The Bradbury case and several other highly publicized child abductions in the early 1980s heightened awareness and spawned an unprecedented campaign to place the pictures of missing children on billboards, shopping bags and milk cartons.

In recent years, however, organizations that help find missing children have shifted their strategy, focusing less on milk-carton mug shots and more on technology and advanced graphics.

"Computer technology allows us to disseminate information very quickly," said Kathy DePeri, executive director of the Orange County division of the National Center for Missing and Exploited Children.

"The time element is so important. Those first 24 hours are crucial," DePeri said. "It can save a child's life."

The new tactics are also aimed at addressing criticism that constant exposure to photos of missing youngsters on billboards and milk cartons frightens young children and causes undue community panic.

"We work very hard to put the issue in perspective and not to prey on fear . . . especially in the minds of children when they see these images at the breakfast table," said Ernie Allen, president of the National Center, which stopped using milk cartons several years ago.

"We still want to display the photos for the public to see, but in a positive way, not a frightening one," Allen said.


Orange County officials and organizations are taking the lead in the new approach. During the summer, John Wayne Airport put up a computerized kiosk, one of only 20 in the nation, that displays pictures of missing children and provides safety tips to travelers.

Half a dozen of the children featured at the kiosks have been found, officials said.

Meanwhile, state Sen. Ross Johnson (R-Irvine) pushed through legislation this year creating a World Wide Web site that will display pictures and perhaps even videos of abducted children. The site will go online early next year.

Law enforcement and child services experts say that new technology lets them distribute photos just hours after abduction cases are reported, and state-of-the-art graphics enable them to "age" children who vanished years ago.

The speed of computer networking is a big advantage over printing photos on milk cartons, which usually take weeks to produce and distribute.

After her 1984 disappearance, Laura Bradbury's photo appeared on millions of fliers, T-shirts and billboards across Orange County and around the world.

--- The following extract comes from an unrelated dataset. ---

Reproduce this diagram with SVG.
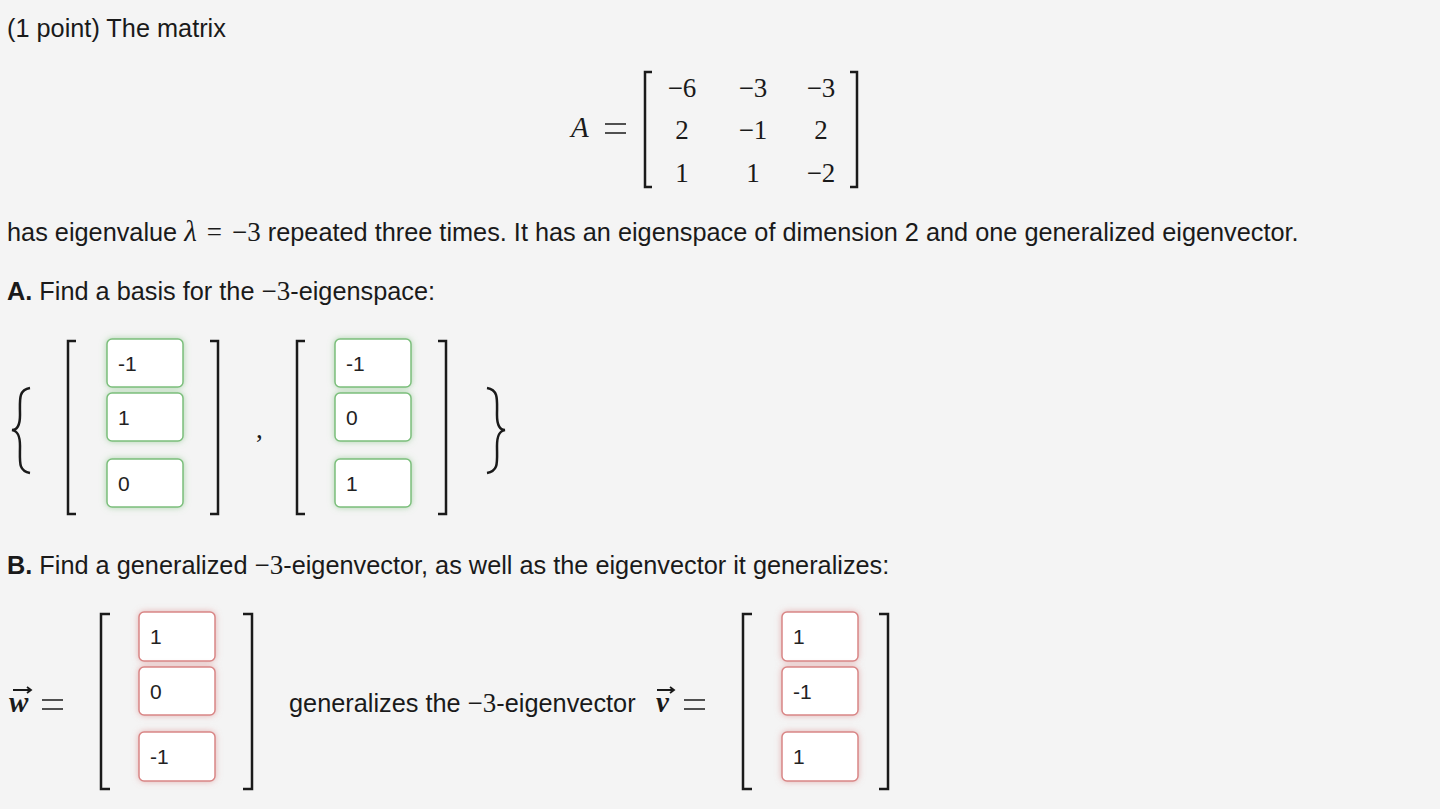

Thousands of volunteers searched for her in the desert, but their efforts failed. Two years later, hikers stumbled across what would later be identified as her remains.

Since then, missing children's groups have worked to develop ways of distributing information about missing children quickly to as many people as possible without causing unwarranted fear or anxiety.

Many experts now acknowledge that billboard and milk-carton campaigns proved to be simplistic and ineffective.


Besides relying more on technology, groups are also focusing attention on educating children and parents about abduction-prevention techniques.

"There has been a change from simply 'stranger danger' to empowering kids to protect themselves," said Orange County Supervisor William G. Steiner, a child welfare expert.

"We don't want to get people's attention through hysteria or sensationalism," Steiner said. "But by the same token, we recognize the importance of reaching people and that the media can be a very powerful tool."

Steiner, who is on the National Center's board of directors, was instrumental in bringing the computer kiosk to John Wayne Airport. A second kiosk will be added next year, one of 500 being installed across the nation by the center and the Pizza Hut restaurant chain.

Since late July, more than 3,000 people have scrolled through the Orange County kiosk's database, which includes photos of missing children, biographical information and safety tips.

The National Center's Allen said the computer network "overcomes the barrier of time" by allowing officials to download new photos as soon as they are available and to target distribution to specific regions.

In August, the center was preparing to place a photo of missing 2-year-old C.T. Turner on the network when the Mission Viejo boy's body was discovered near his home a day and a half after his disappearance.

"Time is the enemy," Allen said.

"Every day a child is missing, the likelihood for recovery is less and less."